LAW CHANGE DEBATE

Kenya's medicine is in BBI, not Punguza Mizigo

The drafters of the Punguza Mizigo Bill are counting to ride on the campaign’s populist provisions to victory but this is a miscalculation

In Summary

• On the face of it, the Punguza Mizigo rationale is sound but it goes off the rails on how it has proposed how to reduce the expenditure — reducing MPs from 416 to 194 and giving counties 35 per cent allocation of the national budget.

•  It does not make sense to have 194 MPs if anything for the simple reason this will give certain counties immense powers

Thirdway Alliance leader Ekuru Aukot addressing the County Assembly of Garissa
SABOTAGE: Thirdway Alliance leader Ekuru Aukot addressing the County Assembly of Garissa
Image: STEPHEN ASTARIKO

Unlike the Punguza Mizigo Bill, which is going nowhere, the BBI proposals being refined show signs of great work to ensure nothing but success ahead.

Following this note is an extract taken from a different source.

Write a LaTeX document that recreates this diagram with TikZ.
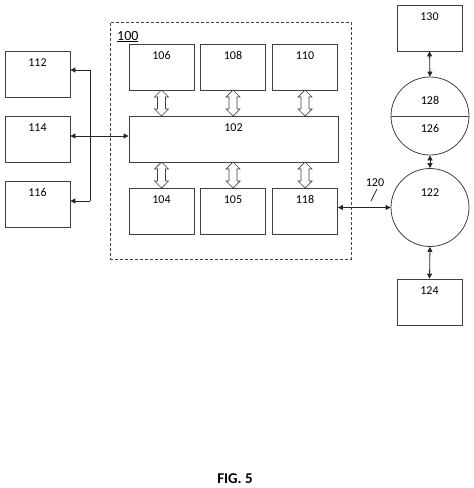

To understand why BBI fares much better than the Punguza Mizigo Bill, you need to understand the rationale underlying each effort and then measure its chances of success against the obstacles each faces ahead.

In analysing all the available information from proponents of this Bill, it is clear their primary rationale is ostensibly to instil financial discipline in government and provide better and more effective management of public resources.

 

On the face of it, the Punguza Mizigo rationale is sound but it goes off the rails on how it has proposed how to reduce the expenditure — reducing MPs from 416 to 194 and giving counties 35 per cent allocation of the national budget.

As if these two alone were not enough to bury the Bill alive, the drafters have gone on to provide a laundry list of more than 30 changes to the Constitution, each of which is a nail in the coffin.

The drafters of the Bill may have rightly figured nearly all these provisions are and will be popular among Wanjikus but populism, by itself, is never a means to an end. Put another way, just because something is popular among the masses does not make it desirable, if the idea itself does not make sense.

It does not make sense to have 194 MPs if anything for the simple reason this will give certain counties immense powers and influence relative to their small populations, while diluting the voices of millions in heavily populated counties. That alone would be enough reason to vote down the bill but there is more.

When Uhuru and Raila famously made the handshake a household name, they made it clear then and since their primary objective is to see the country united and to part ways with the dark past.

BBI was then put in place to implement the handshake objectives, which are multi-pronged, covering a range of issues from ethnic strife, divisive elections, inclusivity, to corruption, national safety and shared prosperity.

However, unlike the Punguza Mizigo, which proposes more than 30 amendments, it is likely that the BBI will only propose a handful of provisions to address the most important sickness that ails the country — ethnic strife, divisive elections and inclusivity. The rest, including the myriad of proposals in Punguza Mizigo Bill that are achievable, can be pursued either administratively or by acts of Parliament.

 

The drafters of the Punguza Mizigo Bill are counting to ride on the campaign’s populist provisions to victory but this is a miscalculation. Although the Bill has thus far survived court challenges, the mines that lie ahead are such that it will not survive all of them.

The biggest test, of course, will be Parliament where, again, the Bill is drafted in a manner to attract senators’ support but shot down by members of the National Assembly for the simple reason they can’t be asked to sack themselves.

BBI, on the other hand, is carefully and strategically being put together with undoubtedly behind the scenes egging on by the President and Raila Odinga, who, even his most critic, would have to admit he knows a thing or two about how to mount a successful referendum — or kill one — as the case may be more than anyone in the country

In sum, a BBI referendum is soon upon us and will be a great success to start a new chapter in our beloved country’s history. In fact, it will be a new book.